Essential Electrical Safety Practices
Working with 120V household electricity demands strict adherence to safety procedures. The most important protocol is confirming the power is off at the breaker using a non-contact voltage tester before beginning any connection work on the input side. This mandatory disconnection ensures that the high-voltage wires are de-energized, eliminating the risk of electrocution during wiring. Never rely solely on a wall switch to de-energize a circuit, as only the breaker provides full isolation.
Proper grounding and circuit protection are necessary elements of a safe installation. The safety ground wire must be correctly connected from the incoming circuit to the power supply’s ground terminal and the enclosure to provide a path for fault current. Fuses or circuit breakers are necessary on both the 120V input side and the 12V output side to protect against overcurrent conditions that could lead to fire or equipment damage. The 12V fuse should be rated slightly higher than the maximum calculated operating current to protect the low-voltage wiring.

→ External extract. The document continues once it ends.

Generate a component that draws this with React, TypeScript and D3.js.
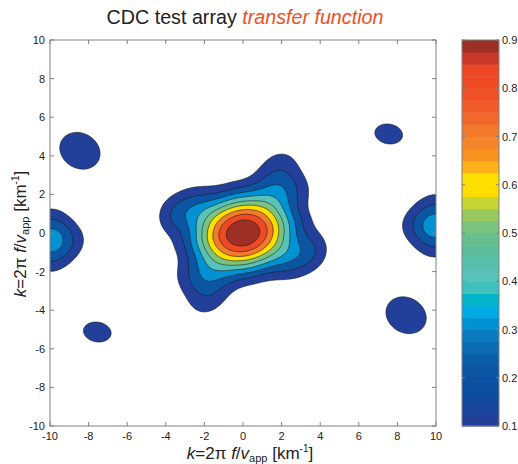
import React, { useMemo } from 'react';
import * as d3 from 'd3';

// ---- data ----
const xTicks = [-10, -8, -6, -4, -2, 0, 2, 4, 6, 8, 10];
const yTicks = [-10, -8, -6, -4, -2, 0, 2, 4, 6, 8, 10];
const cbTicks = [0.1, 0.2, 0.3, 0.4, 0.5, 0.6, 0.7, 0.8, 0.9];
const levels = [0.1, 0.2, 0.3, 0.4, 0.5, 0.6, 0.7, 0.8, 0.9];
const cbMin = 0.1;
const cbMax = 0.9;
// colormap bands from 0.1 to 0.9 (step 0.025)
const bandColors = [
  '#22409a', '#1a469e', '#0f4b9f', '#0c50a1', '#0b55a3', '#0c5ea9', '#0b6bb2', '#0a7abf',
  '#0092d3', '#00aae3', '#00b6c8', '#3fc1c0', '#58c2b8', '#56bfab', '#5cbe9a', '#66bf8c',
  '#79c37e', '#97c95e', '#c5d634', '#fddd00', '#ffdf00', '#fbb117', '#f7921f', '#f5852a',
  '#f37a2b', '#f2682b', '#f05a28', '#ef5026', '#ef4924', '#ee4723', '#c8392a', '#9e2f24',
];

// response lobes (centre, peak, widths, tilt, squareness, steepness)
const blobX = [0, 1.95, -1.95, 3.75, -3.75, -8.45, 8.45, 7.55, -7.55, -9.95, 9.95];
const blobY = [0, 3.6, -3.6, -0.8, 0.8, 4.26, -4.26, 5.13, -5.13, -0.38, 0.38];
const blobAmp = [1, 0.11, 0.11, 0.06, 0.06, 0.13, 0.13, 0.12, 0.12, 0.36, 0.36];
const blobSx = [1.93, 0.9, 0.9, 0.6, 0.6, 1.5, 1.5, 1.2, 1.2, 1.05, 1.05];
const blobSy = [1.46, 0.75, 0.75, 0.8, 0.8, 1.25, 1.25, 0.85, 0.85, 1.0, 1.0];
const blobAngle = [12, 20, 20, 0, 0, -30, -30, -10, -10, 0, 0];
const blobSquare = [0.33, 0, 0, 0, 0, 0, 0, 0, 0, -0.12, -0.12];
const blobSteep = [0.05, 0, 0, 0, 0, 0, 0, 0, 0, 0, 0];

// ---- layout ----
const W = 518;
const H = 464;
const PL = 50, PR = 436, PT = 40, PB = 426;
const CBL = 462, CBR = 499;
const FONT = '"Liberation Sans", Arial, Helvetica, sans-serif';
const AXC = '#808080';

const GMIN = -10.6, GMAX = 10.6, STEP = 0.05;

function field(x: number, y: number) {
  let s = 0;
  for (let i = 0; i < blobX.length; i++) {
    const t = (blobAngle[i] * Math.PI) / 180;
    const dx = x - blobX[i], dy = y - blobY[i];
    const u = dx * Math.cos(t) + dy * Math.sin(t);
    const v = -dx * Math.sin(t) + dy * Math.cos(t);
    const a = u / blobSx[i], b = v / blobSy[i];
    const q = a * a + b * b;
    const ab = Math.abs(a * b);
    const shape = Math.max(0, 1 + blobSquare[i] * ab * ab * (blobSquare[i] > 0 ? ab : 1));
    s += blobAmp[i] * Math.exp(-0.5 * q - blobSteep[i] * q * q) * shape;
  }
  return s;
}

function colorFor(v: number) {
  let idx = Math.floor((v - cbMin) / ((cbMax - cbMin) / bandColors.length) + 1e-6);
  idx = Math.max(0, Math.min(bandColors.length - 1, idx));
  return bandColors[idx];
}

export default function App() {
  const xs = d3.scaleLinear().domain([-10, 10]).range([PL, PR]);
  const ys = d3.scaleLinear().domain([-10, 10]).range([PB, PT]);
  const cs = d3.scaleLinear().domain([cbMin, cbMax]).range([PB, PT]);

  const contours = useMemo(() => {
    const n = Math.round((GMAX - GMIN) / STEP) + 1;
    const vals = new Array(n * n);
    for (let j = 0; j < n; j++) {
      const y = GMAX - j * STEP;
      for (let i = 0; i < n; i++) {
        const x = GMIN + i * STEP;
        vals[j * n + i] = field(x, y);
      }
    }
    const gen = d3.contours().size([n, n]).thresholds(levels);
    const polys = gen(vals);
    const gx = (g: number) => xs(GMIN + (g - 0.5) * STEP);
    const gy = (g: number) => ys(GMAX - (g - 0.5) * STEP);
    const proj = d3.geoTransform({
      point(px: number, py: number) {
        (this as any).stream.point(gx(px), gy(py));
      },
    });
    const path = d3.geoPath(proj);
    return polys.map((p) => ({ value: p.value, d: path(p as any) || '' }));
  }, []);

  const nb = bandColors.length;
  const bandH = (cbMax - cbMin) / nb;

  return (
    <svg width={W} height={H} style={{ position: 'absolute', left: 0, top: 0, background: '#fff' }} fontFamily={FONT}>
      <defs>
        <clipPath id="plotclip">
          <rect x={PL} y={PT} width={PR - PL} height={PB - PT} />
        </clipPath>
      </defs>
      {/* title */}
      <text x={245} y={24} textAnchor="middle" fontSize={19.7} fill="#222">
        CDC test array <tspan fill="#f04e23" fontStyle="italic">transfer function</tspan>
      </text>

      {/* contours */}
      <g clipPath="url(#plotclip)">
        {contours.map((c, i) => (
          <path key={i} d={c.d} fill={colorFor(c.value)} stroke="#1a1a1a" strokeWidth={0.6} />
        ))}
      </g>

      {/* axes box */}
      <rect x={PL} y={PT} width={PR - PL} height={PB - PT} fill="none" stroke={AXC} strokeWidth={1} />
      {xTicks.map((t) => (
        <g key={'x' + t}>
          <line x1={xs(t)} x2={xs(t)} y1={PB} y2={PB - 4} stroke={AXC} />
          <line x1={xs(t)} x2={xs(t)} y1={PT} y2={PT + 4} stroke={AXC} />
          <text x={xs(t)} y={440} textAnchor="middle" fontSize={11} fill="#222">{t}</text>
        </g>
      ))}
      {yTicks.map((t) => (
        <g key={'y' + t}>
          <line x1={PL} x2={PL + 4} y1={ys(t)} y2={ys(t)} stroke={AXC} />
          <line x1={PR} x2={PR - 4} y1={ys(t)} y2={ys(t)} stroke={AXC} />
          <text x={45} y={ys(t) + 4} textAnchor="end" fontSize={11} fill="#222">{t}</text>
        </g>
      ))}

      {/* x title */}
      <text x={250} y={459} textAnchor="middle" fontSize={17} fill="#222">
        <tspan fontStyle="italic">k</tspan>=2π <tspan fontStyle="italic">f</tspan>/<tspan fontStyle="italic">v</tspan>
        <tspan fontSize={11} dy={3}>app</tspan>
        <tspan dy={-3}> [km</tspan>
        <tspan fontSize={10} dy={-7}>-1</tspan>
        <tspan dy={7}>]</tspan>
      </text>
      {/* y title */}
      <text transform={`translate(26,234) rotate(-90)`} textAnchor="middle" fontSize={17} fill="#222">
        <tspan fontStyle="italic">k</tspan>=2π <tspan fontStyle="italic">f</tspan>/<tspan fontStyle="italic">v</tspan>
        <tspan fontSize={11} dy={3}>app</tspan>
        <tspan dy={-3}> [km</tspan>
        <tspan fontSize={10} dy={-7}>-1</tspan>
        <tspan dy={7}>]</tspan>
      </text>

      {/* colorbar */}
      {bandColors.map((c, i) => {
        const v0 = cbMin + i * bandH;
        const v1 = v0 + bandH;
        return <rect key={'cb' + i} x={CBL} y={cs(v1)} width={CBR - CBL} height={cs(v0) - cs(v1) + 0.5} fill={c} />;
      })}
      <rect x={CBL} y={PT} width={CBR - CBL} height={PB - PT} fill="none" stroke={AXC} strokeWidth={1} />
      {cbTicks.map((t) => (
        <g key={'c' + t}>
          <line x1={CBL} x2={CBL + 3} y1={cs(t)} y2={cs(t)} stroke={AXC} />
          <line x1={CBR} x2={CBR - 3} y1={cs(t)} y2={cs(t)} stroke={AXC} />
          <text x={502} y={cs(t) + 4} fontSize={11} fill="#222">{t.toFixed(1)}</text>
        </g>
      ))}
    </svg>
  );
}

If the complexity of the task or local building codes necessitate professional involvement, consulting a licensed electrician is the most prudent step. This is particularly true if the project requires installing a new dedicated circuit on the main breaker panel or if the installer is uncomfortable handling high-voltage wiring. Adhering to the National Electrical Code (NEC) and local regulations is necessary for safety and to ensure the installation will pass any required inspections.